Picture of C. Evan Stewart

C. Evan Stewart

In researching and writing a book about Lyndon Johnson, I have uncovered the fascinating history of Edwin L. Weisl, Sr., one of the most powerful and well-connected lawyers in New York City during the 20th Century. A senior partner at Simpson Thacher & Bartlett, a director of two of his major clients, Lehman Brothers and Paramount Pictures (and later its controlling parent company, Gulf & Western) (other clients included Hertz, The Hearst Corporation, and MCA Universal Pictures), Weisl was also the political confidant and consigliere of Lyndon Baines Johnson for virtually LBJ’s entire political career.

The Early Years

Weisl was born in Chicago on December 31, 1897. He received both his undergraduate and law degrees from the University of Chicago. Thereafter, Weisl was an Assistant U.S. Attorney in that city from 1920 to 1924, and later served as a Special Assistant Attorney General in Washington, D.C.

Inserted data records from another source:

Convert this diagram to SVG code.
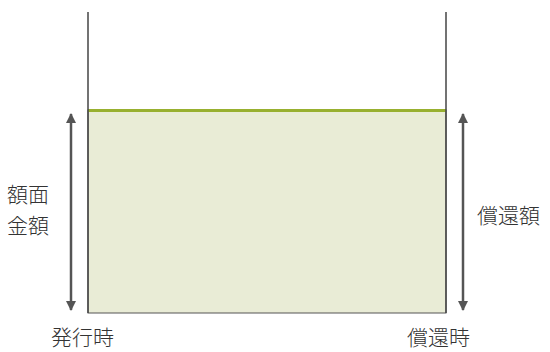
<svg xmlns="http://www.w3.org/2000/svg" width="550" height="352" viewBox="0 0 550 352">
<defs>
<marker id="ah" viewBox="0 0 10 10" refX="9" refY="5" markerWidth="4" markerHeight="4" orient="auto-start-reverse" markerUnits="strokeWidth">
<path d="M0,0 L10,5 L0,10 z" fill="#555"/>
</marker>
<style>
.t{font-family:"Noto Sans CJK JP","Noto Sans",sans-serif;font-size:21px;font-weight:300;fill:#333;}
.ln{stroke:#444;stroke-width:1.5;fill:none;}
.ar{stroke:#555;stroke-width:2.5;fill:none;marker-start:url(#ah);marker-end:url(#ah);}
</style>
</defs>
<g id="box">
<rect x="88" y="110" width="358" height="203" fill="#e9ecd6" stroke="#555" stroke-width="1"/>
<line x1="88" y1="110.5" x2="446" y2="110.5" stroke="#98b02f" stroke-width="3"/>
</g>
<g id="connectors">
<line class="ln" x1="88" y1="12" x2="88" y2="313"/>
<line class="ln" x1="446" y1="12" x2="446" y2="313"/>
<line class="ar" x1="71" y1="114" x2="71" y2="310"/>
<line class="ar" x1="463" y1="114" x2="463" y2="310"/>
</g>
<g id="labels">
<text class="t" x="7" y="202">額面</text>
<text class="t" x="7" y="233">金額</text>
<text class="t" x="477" y="223">償還額</text>
<text class="t" x="51" y="345">発行時</text>
<text class="t" x="407" y="345">償還時</text>
</g>
</svg>
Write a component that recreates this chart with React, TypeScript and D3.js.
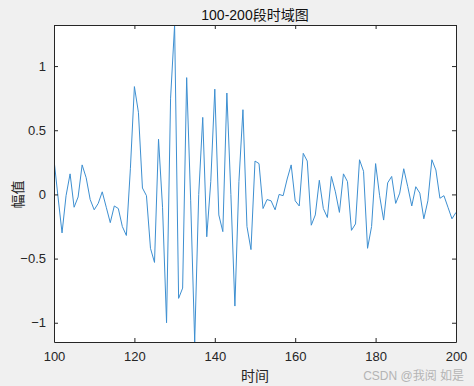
import React, { useEffect, useRef } from 'react';
import * as d3 from 'd3';

// sample index runs 100..200, one value per step
const startIndex = 100;
const amplitude = [
  0.27, -0.02, -0.30, -0.01, 0.16, -0.10, -0.02, 0.23, 0.13, -0.04,
  -0.12, -0.07, 0.02, -0.10, -0.22, -0.09, -0.11, -0.25, -0.32, 0.20,
  0.84, 0.64, 0.05, -0.01, -0.42, -0.53, 0.43, -0.10, -1.0, 0.75,
  1.32, -0.81, -0.73, 0.91, -0.05, -1.15, 0.0, 0.60, -0.33, 0.1,
  0.82, -0.16, -0.29, 0.79, 0.0, -0.87, 0.1, 0.66, -0.25, -0.43,
  0.26, 0.24, -0.11, -0.04, -0.05, -0.12, 0.0, -0.01, 0.12, 0.23,
  -0.05, -0.09, 0.32, 0.26, -0.24, -0.16, 0.11, -0.11, -0.18, 0.14,
  0.02, -0.14, 0.16, 0.10, -0.28, -0.23, 0.27, 0.18, -0.42, -0.25,
  0.24, -0.01, -0.20, 0.09, 0.14, -0.07, 0.01, 0.20, 0.06, -0.09,
  0.06, 0.01, -0.19, -0.05, 0.27, 0.19, -0.03, -0.01, -0.10, -0.19,
  -0.14,
];
const xTicks = [100, 120, 140, 160, 180, 200];
const yTicks = [-1, -0.5, 0, 0.5, 1];

const W = 474;
const H = 386;
const margin = { top: 25, right: 18, bottom: 44, left: 54 };
const font = 'Arial, "Liberation Sans", "Noto Sans CJK SC", sans-serif';

const App = () => {
  const svgRef = useRef<SVGSVGElement>(null);

  useEffect(() => {
    const svg = d3.select(svgRef.current);
    svg.selectAll('*').remove();

    const width = W - margin.left - margin.right;
    const height = H - margin.top - margin.bottom;
    const data = amplitude.map((v, i) => ({ x: startIndex + i, y: v }));

    const x = d3.scaleLinear().domain([100, 200]).range([0, width]);
    const y = d3.scaleLinear().domain(d3.extent(amplitude) as [number, number]).range([height, 0]);

    svg.append('rect').attr('width', W).attr('height', H).attr('fill', '#f0f0f0');

    const g = svg.append('g').attr('transform', `translate(${margin.left},${margin.top})`);
    g.append('rect').attr('width', width).attr('height', height).attr('fill', '#fff');

    const defs = svg.append('defs');
    defs.append('clipPath').attr('id', 'clip')
      .append('rect').attr('width', width).attr('height', height);

    const line = d3.line<{ x: number; y: number }>().x((d) => x(d.x)).y((d) => y(d.y));
    g.append('path')
      .datum(data)
      .attr('clip-path', 'url(#clip)')
      .attr('d', line)
      .attr('fill', 'none')
      .attr('stroke', '#3d8fd1')
      .attr('stroke-width', 1);

    const axisColor = '#262626';
    const tickLen = 4;

    const styleAxis = (sel: any) => {
      sel.select('.domain').attr('stroke', axisColor);
      sel.selectAll('.tick line').attr('stroke', axisColor);
      sel.selectAll('.tick text').attr('fill', axisColor).attr('font-size', 13).attr('font-family', font);
    };

    g.append('g')
      .attr('transform', `translate(0,${height})`)
      .call(d3.axisBottom(x).tickValues(xTicks).tickSizeInner(-tickLen).tickSizeOuter(0).tickPadding(10))
      .call(styleAxis);
    g.append('g')
      .call(d3.axisTop(x).tickValues(xTicks).tickSizeInner(-tickLen).tickSizeOuter(0).tickFormat(() => ''))
      .call(styleAxis);
    g.append('g')
      .call(d3.axisLeft(y).tickValues(yTicks).tickSizeInner(-tickLen).tickSizeOuter(0).tickPadding(8)
        .tickFormat((d) => d3.format('')(d as number)))
      .call(styleAxis);
    g.append('g')
      .attr('transform', `translate(${width},0)`)
      .call(d3.axisRight(y).tickValues(yTicks).tickSizeInner(-tickLen).tickSizeOuter(0).tickFormat(() => ''))
      .call(styleAxis);

    svg.append('text')
      .attr('x', margin.left + width / 2).attr('y', 20)
      .attr('text-anchor', 'middle').attr('font-size', 14).attr('font-family', font)
      .attr('fill', '#111').text('100-200段时域图');

    svg.append('text')
      .attr('x', margin.left + width / 2).attr('y', 381)
      .attr('text-anchor', 'middle').attr('font-size', 14).attr('font-family', font)
      .attr('fill', axisColor).text('时间');

    svg.append('text')
      .attr('transform', `translate(23,${margin.top + y(0)}) rotate(-90)`)
      .attr('text-anchor', 'middle').attr('font-size', 14).attr('font-family', font)
      .attr('fill', axisColor).text('幅值');

    svg.append('text')
      .attr('x', 464).attr('y', 380)
      .attr('text-anchor', 'end').attr('font-size', 12).attr('font-family', font)
      .attr('fill', '#b4b4b4').text('CSDN @我阅 如是');
  }, []);

  return (
    <div style={{ position: 'absolute', left: 0, top: 0 }}>
      <svg ref={svgRef} width={W} height={H} style={{ display: 'block' }}></svg>
    </div>
  );
};

export default App;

After his government service, Weisl joined Simpson Thacher, where he prospered, but he continued to keep a hand in political circles. One of his non-corporate clients was Franklin Delano Roosevelt’s closest aide, Harry Hopkins.

In 1937, Lyndon Johnson, who had just won a special election to a Texas congressional seat, met Roosevelt on a presidential trip through the state. LBJ so impressed the president that FDR immediately contacted a number of his political allies (including Hopkins), telling them about the “most remarkable young man” he had just met and instructing them to “help him with anything you can.” FDR would also tell Hopkins that “if he hadn’t gone to Harvard, that’s the kind of uninhibited young pro he’d like to be. . . . [T]his boy could well be the first Southern president.” No sooner had Harold Ickes (FDR’s Secretary of the Interior) told Eliot Janeway (an up-and-coming economist from New York City, keyed into the New Deal) about LBJ (“You’ll like him”), than Janeway was contacted by his friend Ed Weisl, who reported: “I just had a funny kind of call from Harry [Hopkins]. Did you ever hear of some kid in Congress named Lydie Johnson?”

In short order Weisl and Janeway began introducing LBJ into influential Jewish circles in New York (Robert Lehman would later manage the Johnson fortune – once LBJ acquired it through Lady Bird’s purchase of a radio station in Austin and, later, a television station, also in Austin (Weisl assisted the Johnsons in the latter acquisition)). And Weisl, through his contacts on Wall Street, also began directing money to LBJ – not only for LBJ’s campaigns, but also to allow LBJ to gain influence with other congressmen who needed financing.

Networking at the Top

Eliot Janeway’s son, Michael, would later write that Weisl was: 

A tutor to my father since the 1930s in the art of networking at the top. Weisl was intensely private, never ostentatious about his powerful connections, extremely able, friendly. A lush apartment on Central Park South, a chauffeured limousine, and a good cigar at the ready were his only apparent indulgences. . . . He knew J. Edgar Hoover well. One of his sidelines was to be “of counsel” about issues large and small to a collection of New York judges, mostly Tammany Hall Democrats with whom he generally met for lunch on Sundays. One of them, a pillar of the New York City Democratic Party organization, was Judge Albert Cohn [father of Roy Cohn “the brains behind Joe McCarthy”]. . . . [Weisl] had his own way of talking to brash young Roy Cohn, and often did. Cohn . . . listened to Weisl.”

Sputnik

On October 4, 1957, the Soviet Union launched a tiny satellite, Sputnik I, into space. Then, on November 2, 1957, the U.S.S.R. sent a much larger satellite, Sputnik II, into orbit – and it had a dog inside! To America these developments were devastating – “a psychological Pearl Harbor” – the Russians had beaten us into outer space.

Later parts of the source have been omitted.